C. Department Contention as to 1988 and 1989

The department argues that its NODs for 1988 and 1989 were timely issued under a State Extension, which was valid because it was executed within two years of the first notice to the department of federal changes or corrections. The department asserts that under ORS 305.427 the burden of proof falls on taxpayer, as the party seeking affirmative relief, to show some earlier notice made the State Extension invalid. The department contends that taxpayer failed to bear its burden that notice occurred before January 14,1997.

D. Department Response to Taxpayer Alternative Contention

With respect to taxpayer’s alternative argument, the department argues that all NODs in question were timely under 1995 through current editions of ORS 314.410. The department specifically argues that the Hallmark analysis is correct and renders the NODs timely, even if the 1995 edition, most favorable to taxpayer, applies.

IV. ANALYSIS

A. Statutory Context: Notices of Deficiency, Construction of ORS 314.410(3)

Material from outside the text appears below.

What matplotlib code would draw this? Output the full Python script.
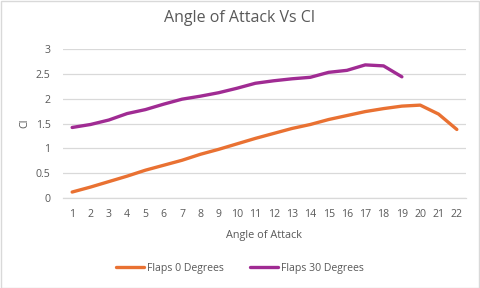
import matplotlib
matplotlib.use('Agg')
import matplotlib.pyplot as plt
from matplotlib.patches import Rectangle

plt.rcParams['font.family'] = ['Open Sans', 'DejaVu Sans']

# data
angles = list(range(1, 23))
flaps0 = [0.12, 0.22, 0.33, 0.44, 0.56, 0.66, 0.76, 0.88, 0.98, 1.09,
          1.20, 1.30, 1.40, 1.48, 1.58, 1.66, 1.74, 1.80, 1.85, 1.87,
          1.69, 1.38]
flaps30 = [1.42, 1.48, 1.57, 1.70, 1.78, 1.89, 1.99, 2.05, 2.12, 2.21,
           2.31, 2.36, 2.40, 2.43, 2.53, 2.57, 2.68, 2.66, 2.44]
yticks = [0, 0.5, 1, 1.5, 2, 2.5, 3]
ytick_labels = ['0', '0.5', '1', '1.5', '2', '2.5', '3']

orange = '#E97132'
purple = '#A02B93'
text_c = '#595959'
grid_c = '#D9D9D9'

W, H = 480, 288
fig = plt.figure(figsize=(W / 100, H / 100), dpi=100)
fig.patches.append(Rectangle((0.5 / W, 0.5 / H), 1 - 1.5 / W, 1 - 1.5 / H,
                             transform=fig.transFigure, fill=False,
                             edgecolor='#D9D9D9', linewidth=1))

ax = fig.add_axes([63 / W, (H - 198) / H, 403 / W, 149 / H])
ax.plot(angles, flaps0, color=orange, lw=2.4, label='Flaps 0 Degrees',
        solid_capstyle='round')
ax.plot(angles[:len(flaps30)], flaps30, color=purple, lw=2.4,
        label='Flaps 30 Degrees', solid_capstyle='round')

ax.set_xlim(0.5, 22.5)
ax.set_ylim(0, 3)
ax.set_xticks(angles)
ax.set_yticks(yticks)
ax.set_yticklabels(ytick_labels)
ax.tick_params(length=0, labelsize=7.6, colors=text_c)
ax.tick_params(axis='y', pad=9)
ax.tick_params(axis='x', pad=8)
ax.grid(axis='y', color=grid_c, lw=0.9)
ax.set_axisbelow(True)
for s in ['top', 'right', 'left']:
    ax.spines[s].set_visible(False)
ax.spines['bottom'].set_color(grid_c)
ax.spines['bottom'].set_linewidth(0.9)

ax.set_xlabel('Angle of Attack', fontsize=7.8, color=text_c, labelpad=7)
ax.set_ylabel('Cl', fontsize=7.8, color=text_c, labelpad=4)
fig.text(0.5, 1 - 18 / H, 'Angle of Attack Vs Cl', ha='center', va='center',
         fontsize=11.5, color=text_c)

fig.legend(loc='center', bbox_to_anchor=(0.5, 1 - 268 / H), ncol=2,
           frameon=False, fontsize=7.6, labelcolor=text_c, handlelength=2.6,
           handletextpad=0.3, columnspacing=2.5)

fig.savefig('out.png', dpi=100)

The time limits within which the department may issue an NOD are defined by ORS 314.410. The basic rule is that “within three years after the return was filed, the department may give notice of deficiency as prescribed by ORS 305.265.” ORS 314.410(1). However, the statute also provides a number of exceptions to that rule, which serve to extend the time for department action. At issue in this case are two of those exceptions. Subsection (3) provides a two-year window within which the department may mail a notice of deficiency after receiving notice of a federal correction. It provides, in relevant part:

“* * * If the Commissioner of Internal Revenue or other authorized officer of the Federal Government makes a correction resulting in a change in tax for state excise or income tax purposes, then notice of a deficiency under any law imposing tax upon or measured by income for the corresponding tax year may be mailed within two years after the department is notified by the taxpayer or the commissioner of such federal correction, or within the applicable three-year or five-year period prescribed in subsections (1) and (2) of this section, respectively, whichever period expires the later.”

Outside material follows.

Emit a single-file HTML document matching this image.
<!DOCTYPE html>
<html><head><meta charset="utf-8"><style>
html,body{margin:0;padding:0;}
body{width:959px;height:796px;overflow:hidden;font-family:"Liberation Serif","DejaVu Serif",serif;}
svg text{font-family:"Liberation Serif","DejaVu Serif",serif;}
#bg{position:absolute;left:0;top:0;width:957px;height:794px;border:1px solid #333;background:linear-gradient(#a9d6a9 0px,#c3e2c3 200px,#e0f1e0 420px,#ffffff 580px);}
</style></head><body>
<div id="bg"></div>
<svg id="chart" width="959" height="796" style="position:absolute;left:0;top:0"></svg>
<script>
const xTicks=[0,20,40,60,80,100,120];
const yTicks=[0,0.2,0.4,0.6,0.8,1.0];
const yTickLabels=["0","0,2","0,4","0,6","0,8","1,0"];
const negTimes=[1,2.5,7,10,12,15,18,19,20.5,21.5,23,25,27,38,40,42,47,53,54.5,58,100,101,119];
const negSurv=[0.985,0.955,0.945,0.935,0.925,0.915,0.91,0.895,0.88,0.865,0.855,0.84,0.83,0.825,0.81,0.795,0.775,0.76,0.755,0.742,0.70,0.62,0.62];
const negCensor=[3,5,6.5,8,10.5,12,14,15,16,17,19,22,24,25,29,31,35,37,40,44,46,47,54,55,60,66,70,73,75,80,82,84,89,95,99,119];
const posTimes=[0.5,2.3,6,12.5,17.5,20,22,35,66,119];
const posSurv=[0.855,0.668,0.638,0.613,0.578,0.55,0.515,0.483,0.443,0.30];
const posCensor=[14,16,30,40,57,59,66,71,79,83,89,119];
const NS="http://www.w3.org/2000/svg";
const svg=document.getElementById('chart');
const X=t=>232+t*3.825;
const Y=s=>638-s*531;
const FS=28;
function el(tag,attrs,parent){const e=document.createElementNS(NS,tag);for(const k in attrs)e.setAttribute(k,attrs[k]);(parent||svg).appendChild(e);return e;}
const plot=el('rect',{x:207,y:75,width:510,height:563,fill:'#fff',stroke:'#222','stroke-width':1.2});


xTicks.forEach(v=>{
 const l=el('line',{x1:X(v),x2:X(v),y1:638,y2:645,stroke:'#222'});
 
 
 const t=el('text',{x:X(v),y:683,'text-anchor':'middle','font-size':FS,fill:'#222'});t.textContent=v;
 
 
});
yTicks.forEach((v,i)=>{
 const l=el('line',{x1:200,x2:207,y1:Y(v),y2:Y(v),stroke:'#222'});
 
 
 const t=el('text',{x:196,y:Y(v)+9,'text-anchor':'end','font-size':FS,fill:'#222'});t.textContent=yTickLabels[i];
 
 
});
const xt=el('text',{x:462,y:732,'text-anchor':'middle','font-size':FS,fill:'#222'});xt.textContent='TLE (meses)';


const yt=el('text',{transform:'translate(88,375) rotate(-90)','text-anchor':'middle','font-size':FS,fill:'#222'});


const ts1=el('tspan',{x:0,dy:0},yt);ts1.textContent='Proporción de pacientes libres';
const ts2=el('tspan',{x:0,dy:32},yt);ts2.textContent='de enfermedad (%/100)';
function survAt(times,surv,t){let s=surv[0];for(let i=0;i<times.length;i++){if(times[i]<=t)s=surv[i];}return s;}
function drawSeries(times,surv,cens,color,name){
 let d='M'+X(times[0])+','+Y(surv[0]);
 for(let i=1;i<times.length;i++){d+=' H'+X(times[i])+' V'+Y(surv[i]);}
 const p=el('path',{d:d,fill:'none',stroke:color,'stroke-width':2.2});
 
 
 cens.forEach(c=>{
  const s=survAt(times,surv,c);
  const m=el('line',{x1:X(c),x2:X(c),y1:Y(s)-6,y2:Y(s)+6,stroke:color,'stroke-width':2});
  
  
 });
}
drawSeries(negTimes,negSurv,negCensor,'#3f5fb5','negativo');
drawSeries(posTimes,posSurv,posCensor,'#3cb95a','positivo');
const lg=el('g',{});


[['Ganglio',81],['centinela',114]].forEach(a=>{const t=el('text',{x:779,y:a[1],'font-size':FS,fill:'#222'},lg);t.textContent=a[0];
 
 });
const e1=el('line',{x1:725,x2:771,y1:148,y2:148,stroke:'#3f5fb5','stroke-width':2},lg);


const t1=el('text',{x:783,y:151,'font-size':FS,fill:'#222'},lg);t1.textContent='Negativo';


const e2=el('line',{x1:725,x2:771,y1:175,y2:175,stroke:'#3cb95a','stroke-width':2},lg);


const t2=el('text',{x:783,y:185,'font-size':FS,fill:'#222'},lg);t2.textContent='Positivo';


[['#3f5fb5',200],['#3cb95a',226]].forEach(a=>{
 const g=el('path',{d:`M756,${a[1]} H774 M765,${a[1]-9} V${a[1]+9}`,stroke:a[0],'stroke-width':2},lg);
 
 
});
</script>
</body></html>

(Emphasis added.) Also at issue is subsection (6) which provides for state extensions. It provides:

“If, prior to the expiration of any period of time prescribed in this section for giving of notice of deficiency or of assessment, the department and the taxpayer consent in writing to the notice of deficiency being mailed or deficiency being assessed after the expiration of such prescribed period, notice of such deficiency may be mailed or the deficiency assessed at any time prior to the expiration of the period agreed upon. The period so agreed upon may be extended by subsequent agreements in writing made before the expiration of the period agreed upon.”

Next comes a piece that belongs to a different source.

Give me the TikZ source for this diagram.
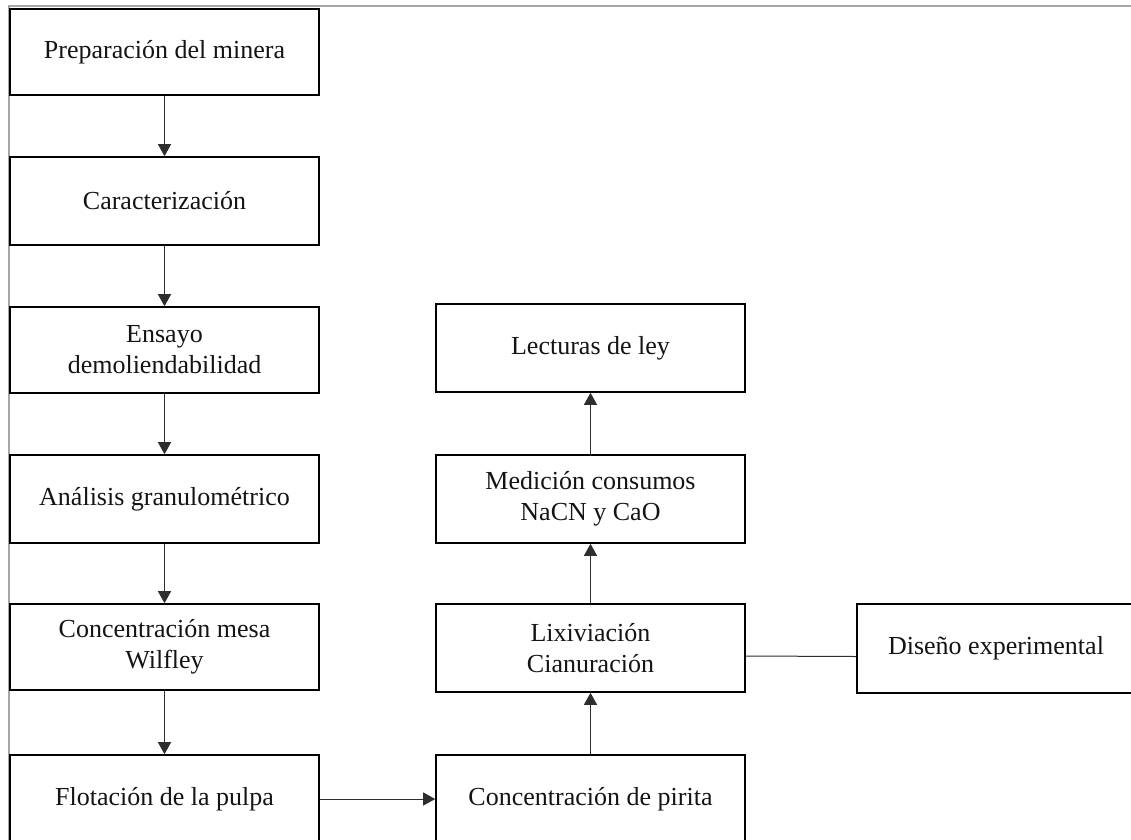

As an initial matter, it is not entirely clear how ORS 314.410(3) is to be read with respect to the “2 years after notice of federal change” provision. The statute does not specify whether the two-year period is from the earliest to occur of notice from the commissioner or a taxpayer or the latest to occur of notice from the commissioner or a taxpayer. Stated differently, is there only one limitations period stated in this language, and is it commenced by the first notification. However, the legislative history of the provisions supports the view that it is the earliest notice, whether from a taxpayer or the commissioner, which triggers a single two-year period, after which an NOD is untimely under that section. The department does not argue otherwise and for purposes of this opinion, the court will assume that, subject to the requirement of Swarens v. Dept. of Rev., 12 OTR 517 (1993) (requiring federal action be taken within limited times) where applicable, the first notice given under ORS 314.410(3) commences a two-year period of limitation within which the department must either issue an NOD or obtain an extension agreement providing for more time within which it may issue an NOD.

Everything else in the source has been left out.